E assim vou continuar vivendo de amor e hummus o máximo de tempo que puder.

polenta ultra cremosa com couve flor 2

Polenta ultra cremosa com couve-flor assada

Como expliquei na receita de polenta cremosa com feijão, gosto de usar fubá do tipo flocão, pois cozinha mais rápido e deixa a polenta mais macia. Você pode usar farinha de milho pra polenta, mas provavelmente precisará de mais água e tempo pra cozinhar. Deixar o fubá ou a farinha de milho de molho durante meia hora também encurta o tempo de cozimento. Sugiro couve-flor assada pra acompanhar a polenta, mas você pode usar o legume que mais gostar (espinfre e brócolis são ótimos aqui), o molho de berinjela da receita de polenta com milho fresco ou, se preferir uma refeição mais robusta, acompanhe a polenta de bolinhos de feijão ou lentilha (como esses aqui).

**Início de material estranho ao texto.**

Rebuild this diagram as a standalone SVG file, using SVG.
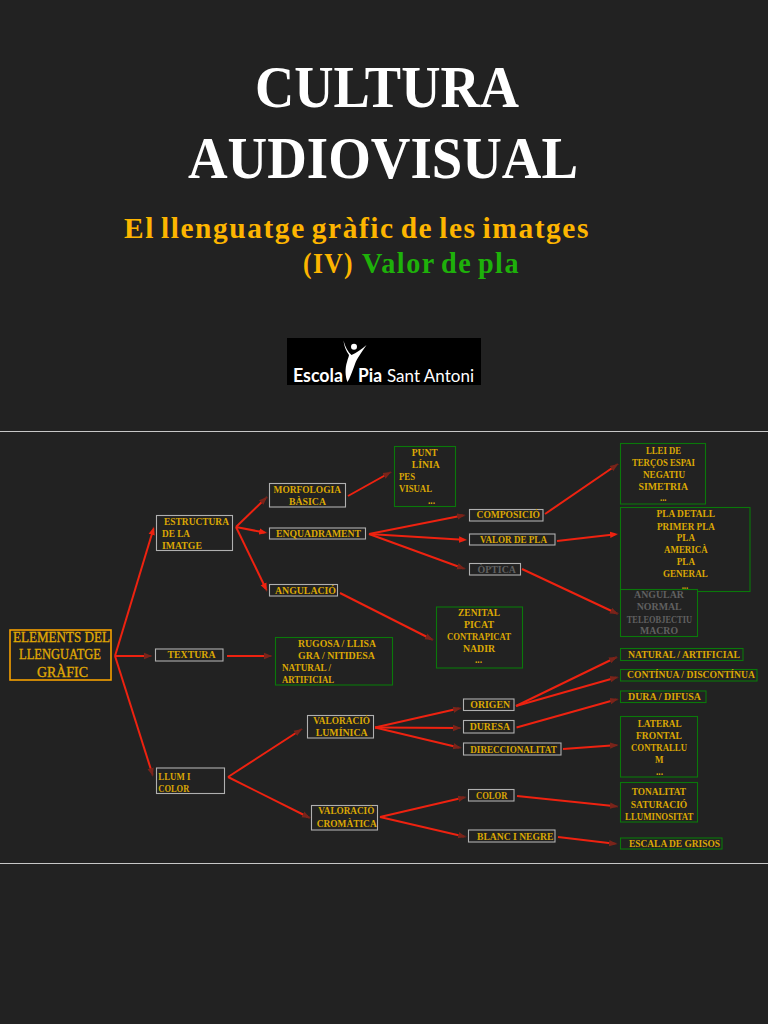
<svg xmlns="http://www.w3.org/2000/svg" width="768" height="1024" viewBox="0 0 768 1024">
<style>
text{font-family:"Liberation Serif","Times New Roman",serif}
.b{fill:#222;stroke:#b0b0b0;stroke-width:1.1}
.g{fill:#222;stroke:#0a780a;stroke-width:1.1}
.m{fill:#222;stroke:#f5a000;stroke-width:1.6}
.t text{font-size:11px;font-weight:bold;fill:#dba804}
.t text.big{font-size:15.5px;font-weight:normal;fill:#e0aa04;stroke:#e0aa04;stroke-width:.35}
.t.g2 text,.t text.gr{fill:#606060}
.tl{font-size:60px;font-weight:bold;fill:#fff}
.st{font-size:30px;font-weight:bold;fill:#fdb500;letter-spacing:1.6px;word-spacing:-3px}
#connectors line{stroke:#ee2210;stroke-width:2;fill:none}
.d{marker-end:url(#ad)}
.r{marker-end:url(#ar)}
.lg{font-family:Lato,"Open Sans",sans-serif;font-size:18px;fill:#fff}
</style>
<defs>
<marker id="ad" markerUnits="userSpaceOnUse" markerWidth="9" markerHeight="8" refX="8" refY="4" orient="auto"><path d="M0 0.8L8 4L0 7.2Z" fill="#7a241a"/><path d="M5 2.8L8 4L8 2.8ZM5 5.2L8 4L8 5.2Z" fill="#222"/></marker>
<marker id="ar" markerUnits="userSpaceOnUse" markerWidth="9" markerHeight="8" refX="8" refY="4" orient="auto"><path d="M0 0.8L8 4L0 7.2Z" fill="#ee2210"/><path d="M5 2.8L8 4L8 2.8ZM5 5.2L8 4L8 5.2Z" fill="#222"/></marker>
</defs>
<rect width="768" height="1024" fill="#222"/>
<g id="title">
<text class="tl" x="255" y="106.5" textLength="264" lengthAdjust="spacingAndGlyphs">CULTURA</text>
<text class="tl" x="188" y="178" textLength="390" lengthAdjust="spacingAndGlyphs">AUDIOVISUAL</text>
<text class="st" x="124" y="238" textLength="466" lengthAdjust="spacingAndGlyphs">El llenguatge gràfic de les imatges</text>
<text class="st" x="303" y="273" textLength="51" lengthAdjust="spacingAndGlyphs">(IV)</text>
<text class="st" x="362" y="273" textLength="158" lengthAdjust="spacingAndGlyphs" style="fill:#1eb10a">Valor de pla</text>
</g>
<g id="logo">
<rect x="287" y="338" width="194" height="47" fill="#000"/>
<circle cx="354" cy="346.7" r="3" fill="#fff"/>
<path d="M343.5 340.5C345 347 348 352 351.5 355C356 353 362 349 366.5 345C362 352 357 358 355 364C352 372 350 378 347.5 382C345 376 345 368 347 362C348 358 349 356 349 355C346 351 344 346 343.5 340.5Z" fill="#fff"/>
<text class="lg" x="293" y="382" textLength="50" lengthAdjust="spacingAndGlyphs" font-weight="bold">Escola</text>
<text class="lg" x="358" y="382" textLength="24" lengthAdjust="spacingAndGlyphs" font-weight="bold">Pia</text>
<text class="lg" x="387" y="382" textLength="87" lengthAdjust="spacingAndGlyphs">Sant Antoni</text>
</g>
<path d="M0 431.5H768M0 863.5H768" stroke="#c8c8c8" stroke-width="1" fill="none"/>
<g id="connectors">
<line class="r" x1="115" y1="656" x2="154" y2="527"/>
<line class="d" x1="115" y1="656" x2="152" y2="656"/>
<line class="d" x1="115" y1="656" x2="153" y2="776"/>
<line class="d" x1="236" y1="527" x2="267" y2="497"/>
<line class="r" x1="236" y1="527" x2="267" y2="533"/>
<line class="r" x1="236" y1="527" x2="267" y2="591"/>
<line class="d" x1="348" y1="496" x2="391" y2="472"/>
<line class="d" x1="369" y1="534" x2="465" y2="515"/>
<line class="r" x1="369" y1="534" x2="467" y2="540"/>
<line class="d" x1="369" y1="534" x2="465" y2="569"/>
<line class="d" x1="340" y1="593" x2="433" y2="640"/>
<line class="d" x1="227" y1="656" x2="272" y2="656"/>
<line class="d" x1="545" y1="514" x2="618" y2="464"/>
<line class="r" x1="557" y1="541" x2="618" y2="534"/>
<line class="d" x1="522" y1="569" x2="618" y2="614"/>
<line class="d" x1="516" y1="706" x2="617" y2="657"/>
<line class="d" x1="516" y1="706" x2="618" y2="677"/>
<line class="d" x1="516.5" y1="727.5" x2="618" y2="699"/>
<line class="d" x1="563" y1="749" x2="618" y2="745"/>
<line class="d" x1="517" y1="796" x2="618" y2="806.5"/>
<line class="d" x1="558" y1="837" x2="617" y2="844"/>
<line class="d" x1="375" y1="727.5" x2="461" y2="708"/>
<line class="d" x1="375" y1="727.5" x2="461" y2="728"/>
<line class="d" x1="375" y1="727.5" x2="461" y2="748"/>
<line class="d" x1="380" y1="817" x2="466" y2="797"/>
<line class="d" x1="380" y1="817" x2="466" y2="837"/>
<line class="d" x1="228" y1="777" x2="302" y2="729"/>
<line class="d" x1="228" y1="777" x2="310" y2="818"/>
</g>
<g id="n-elements" class="t"><rect class="m" x="10" y="630" width="101" height="50"/>
<text class="big" x="13" y="642" textLength="97" lengthAdjust="spacingAndGlyphs">ELEMENTS DEL</text>
<text class="big" x="19" y="659" textLength="82" lengthAdjust="spacingAndGlyphs">LLENGUATGE</text>
<text class="big" x="37" y="677" textLength="51" lengthAdjust="spacingAndGlyphs">GRÀFIC</text></g>
<g id="n-estructura" class="t"><rect class="b" x="156.5" y="515.5" width="76" height="35"/>
<text x="164" y="524.5" textLength="65" lengthAdjust="spacingAndGlyphs">ESTRUCTURA</text><text x="162" y="536.5" textLength="28" lengthAdjust="spacingAndGlyphs">DE LA</text><text x="162" y="549" textLength="40" lengthAdjust="spacingAndGlyphs">IMATGE</text></g>
<g id="n-textura" class="t"><rect class="b" x="155.5" y="649" width="67.5" height="12"/><text x="167.5" y="658" textLength="48" lengthAdjust="spacingAndGlyphs">TEXTURA</text></g>
<g id="n-llum" class="t"><rect class="b" x="156.5" y="768" width="68" height="25.5"/><text x="158.3" y="780" textLength="32" lengthAdjust="spacingAndGlyphs">LLUM I</text><text x="158.3" y="792" textLength="31" lengthAdjust="spacingAndGlyphs">COLOR</text></g>
<g id="n-morfologia" class="t"><rect class="b" x="269.5" y="483.5" width="76" height="23.5"/><text x="273.5" y="492.7" textLength="67.5" lengthAdjust="spacingAndGlyphs">MORFOLOGIA</text><text x="289" y="505" textLength="37" lengthAdjust="spacingAndGlyphs">BÀSICA</text></g>
<g id="n-enquadrament" class="t"><rect class="b" x="269.5" y="528" width="96" height="11"/><text x="276" y="537" textLength="85" lengthAdjust="spacingAndGlyphs">ENQUADRAMENT</text></g>
<g id="n-angulacio" class="t"><rect class="b" x="269.5" y="584.5" width="68" height="11.5"/><text x="275" y="594" textLength="61" lengthAdjust="spacingAndGlyphs">ANGULACIÓ</text></g>
<g id="n-rugosa" class="t"><rect class="g" x="275.5" y="637.5" width="117" height="47.5"/><text x="298" y="646.5" textLength="78" lengthAdjust="spacingAndGlyphs">RUGOSA / LLISA</text><text x="298" y="659" textLength="77" lengthAdjust="spacingAndGlyphs">GRA / NITIDESA</text><text x="282" y="670.5" textLength="49" lengthAdjust="spacingAndGlyphs">NATURAL /</text><text x="282" y="683" textLength="52" lengthAdjust="spacingAndGlyphs">ARTIFICIAL</text></g>
<g id="n-punt" class="t"><rect class="g" x="394.5" y="446.5" width="61" height="60"/><text x="411.7" y="456" textLength="26" lengthAdjust="spacingAndGlyphs">PUNT</text><text x="411.7" y="468" textLength="28" lengthAdjust="spacingAndGlyphs">LÍNIA</text><text x="399" y="480" textLength="16" lengthAdjust="spacingAndGlyphs">PES</text><text x="399" y="492" textLength="33" lengthAdjust="spacingAndGlyphs">VISUAL</text><text x="428" y="504" textLength="7" lengthAdjust="spacingAndGlyphs">...</text></g>
<g id="n-composicio" class="t"><rect class="b" x="469.5" y="509.5" width="73.5" height="11.5"/><text x="476.5" y="518" textLength="63.5" lengthAdjust="spacingAndGlyphs">COMPOSICIÓ</text></g>
<g id="n-valordepla" class="t"><rect class="b" x="469.5" y="534" width="85.5" height="11"/><text x="480" y="543" textLength="67" lengthAdjust="spacingAndGlyphs">VALOR DE PLA</text></g>
<g id="n-optica" class="t"><rect class="b" x="469.5" y="563.5" width="51" height="11.5"/><text class="gr" x="477.5" y="573" textLength="38.5" lengthAdjust="spacingAndGlyphs">ÒPTICA</text></g>
<g id="n-zenital" class="t"><rect class="g" x="436.5" y="607" width="86" height="61"/><text x="458" y="615.7" textLength="42" lengthAdjust="spacingAndGlyphs">ZENITAL</text><text x="464" y="628" textLength="30" lengthAdjust="spacingAndGlyphs">PICAT</text><text x="447" y="640" textLength="64" lengthAdjust="spacingAndGlyphs">CONTRAPICAT</text><text x="463" y="652" textLength="32" lengthAdjust="spacingAndGlyphs">NADIR</text><text x="475" y="663" textLength="7" lengthAdjust="spacingAndGlyphs">...</text></g>
<g id="n-llei" class="t"><rect class="g" x="620.5" y="443.5" width="85" height="60.5"/><text x="646" y="454.3" textLength="35" lengthAdjust="spacingAndGlyphs">LLEI DE</text><text x="632" y="466" textLength="63" lengthAdjust="spacingAndGlyphs">TERÇOS ESPAI</text><text x="643" y="478" textLength="42" lengthAdjust="spacingAndGlyphs">NEGATIU</text><text x="638.5" y="490" textLength="49.5" lengthAdjust="spacingAndGlyphs">SIMETRIA</text><text x="660" y="501" textLength="6.5" lengthAdjust="spacingAndGlyphs">...</text></g>
<g id="n-pladetall" class="t"><rect class="g" x="620.5" y="507.5" width="129.5" height="84"/><text x="656.5" y="517" textLength="58.5" lengthAdjust="spacingAndGlyphs">PLA DETALL</text><text x="657" y="529.5" textLength="58" lengthAdjust="spacingAndGlyphs">PRIMER PLA</text><text x="676.7" y="541" textLength="18.3" lengthAdjust="spacingAndGlyphs">PLA</text><text x="664" y="553" textLength="43.7" lengthAdjust="spacingAndGlyphs">AMERICÀ</text><text x="676.7" y="565" textLength="18.3" lengthAdjust="spacingAndGlyphs">PLA</text><text x="663" y="577" textLength="44.7" lengthAdjust="spacingAndGlyphs">GENERAL</text><text x="681.7" y="589" textLength="6.5" lengthAdjust="spacingAndGlyphs">...</text></g>
<g id="n-angular" class="t g2"><rect class="g" x="620.5" y="589.5" width="77" height="47"/><text x="634" y="598" textLength="50" lengthAdjust="spacingAndGlyphs">ANGULAR</text><text x="636.7" y="610" textLength="45" lengthAdjust="spacingAndGlyphs">NORMAL</text><text x="626.7" y="622.5" textLength="65.3" lengthAdjust="spacingAndGlyphs">TELEOBJECTIU</text><text x="640" y="634" textLength="38" lengthAdjust="spacingAndGlyphs">MACRO</text></g>
<g id="n-natural" class="t"><rect class="g" x="620.5" y="648.5" width="122.5" height="12"/><text x="628" y="657.7" textLength="112" lengthAdjust="spacingAndGlyphs">NATURAL / ARTIFICIAL</text></g>
<g id="n-continua" class="t"><rect class="g" x="620.5" y="669.5" width="136.5" height="11.5"/><text x="627" y="678" textLength="128" lengthAdjust="spacingAndGlyphs">CONTÍNUA / DISCONTÍNUA</text></g>
<g id="n-dura" class="t"><rect class="g" x="620.5" y="691" width="85.5" height="11.5"/><text x="628" y="699.5" textLength="73" lengthAdjust="spacingAndGlyphs">DURA / DIFUSA</text></g>
<g id="n-lateral" class="t"><rect class="g" x="620.5" y="716.5" width="77" height="60.5"/><text x="637.7" y="726.7" textLength="44" lengthAdjust="spacingAndGlyphs">LATERAL</text><text x="636" y="739" textLength="46" lengthAdjust="spacingAndGlyphs">FRONTAL</text><text x="631" y="750.5" textLength="56" lengthAdjust="spacingAndGlyphs">CONTRALLU</text><text x="655" y="763" textLength="8.5" lengthAdjust="spacingAndGlyphs">M</text><text x="656" y="775" textLength="7" lengthAdjust="spacingAndGlyphs">...</text></g>
<g id="n-tonalitat" class="t"><rect class="g" x="620.5" y="782.5" width="77" height="39.5"/><text x="631.7" y="795" textLength="54.3" lengthAdjust="spacingAndGlyphs">TONALITAT</text><text x="630.7" y="807.5" textLength="56.6" lengthAdjust="spacingAndGlyphs">SATURACIÓ</text><text x="625" y="820" textLength="68.3" lengthAdjust="spacingAndGlyphs">LLUMINOSITAT</text></g>
<g id="n-escala" class="t"><rect class="g" x="620.5" y="838" width="101.5" height="11"/><text x="629" y="846.5" textLength="91" lengthAdjust="spacingAndGlyphs">ESCALA DE GRISOS</text></g>
<g id="n-origen" class="t"><rect class="b" x="463.5" y="699" width="50.5" height="11.5"/><text x="470.3" y="708" textLength="39.7" lengthAdjust="spacingAndGlyphs">ORIGEN</text></g>
<g id="n-duresa" class="t"><rect class="b" x="463.5" y="720.5" width="50.5" height="12.5"/><text x="469.7" y="730" textLength="40.3" lengthAdjust="spacingAndGlyphs">DURESA</text></g>
<g id="n-direccionalitat" class="t"><rect class="b" x="463.5" y="743" width="97.5" height="12"/><text x="470.3" y="752.5" textLength="86.4" lengthAdjust="spacingAndGlyphs">DIRECCIONALITAT</text></g>
<g id="n-color" class="t"><rect class="b" x="468.5" y="789.5" width="45.5" height="11.5"/><text x="476" y="799" textLength="31.3" lengthAdjust="spacingAndGlyphs">COLOR</text></g>
<g id="n-blanc" class="t"><rect class="b" x="468.5" y="830" width="86.5" height="12"/><text x="477" y="839.5" textLength="76.3" lengthAdjust="spacingAndGlyphs">BLANC I NEGRE</text></g>
<g id="n-vlum" class="t"><rect class="b" x="307.5" y="715.5" width="66" height="22.5"/><text x="313.3" y="724.3" textLength="56.7" lengthAdjust="spacingAndGlyphs">VALORACIÓ</text><text x="315.7" y="736" textLength="52" lengthAdjust="spacingAndGlyphs">LUMÍNICA</text></g>
<g id="n-vcrom" class="t"><rect class="b" x="311.5" y="805.5" width="66" height="24.5"/><text x="318.3" y="814.3" textLength="56" lengthAdjust="spacingAndGlyphs">VALORACIÓ</text><text x="316.7" y="827" textLength="60" lengthAdjust="spacingAndGlyphs">CROMÀTICA</text></g>
</svg>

1/3x de fubá do tipo ‘flocão’

2cs generosas de hummus (veja a receita aqui)

4x de couve-flor, cortada em pedaços pequenos

Um punhadinho de coentro ou salsinha

Azeite

Sal e pimenta do reino a gosto

Cubra o fubá com água (só o suficiente pra cobrir os flocos) e deixe descansar meia hora. Coloque os pedaços de couve-flor em uma travessa untada com um fio de azeite, regue com mais um pouco de azeite e salgue a gosto. Asse em forno alto até ficar dourada. Enquanto isso, prepare a polenta. Despeje o fubá (que estava de molho) em uma panela pequena e acrescente 1 1/2x de água. Junte uma pitada generosa de sal e cozinhe em fogo baixo, coberto e mexendo de vez em quando, até os flocos ficarem extremamente macios e com a consistência de um mingau espesso. Desligue o fogo e deixe a polenta repousar, coberta, durante cinco minutos. Junte o hummus, mais uma pitada de sal e pimenta do reino a gosto e misture bem. Prove e corrija o tempero. Sirva a polenta em pratos fundos, coberta com a couve-flor assada e polvilhada com a erva picada e mais pimenta do reino, se quiser. Rende 2 porções.

*Pra complementar a refeição sirva a polenta com uma salada cheia de folhas verdes e alguns legumes crus. E pra aumentar a quantidade de proteína do prato, acompanhe a polenta de bolinhos de feijão, como indiquei mais acima ou, uma opção mais simples, de grão de bico cozido e temperado com sal, pimenta, limão e azeite.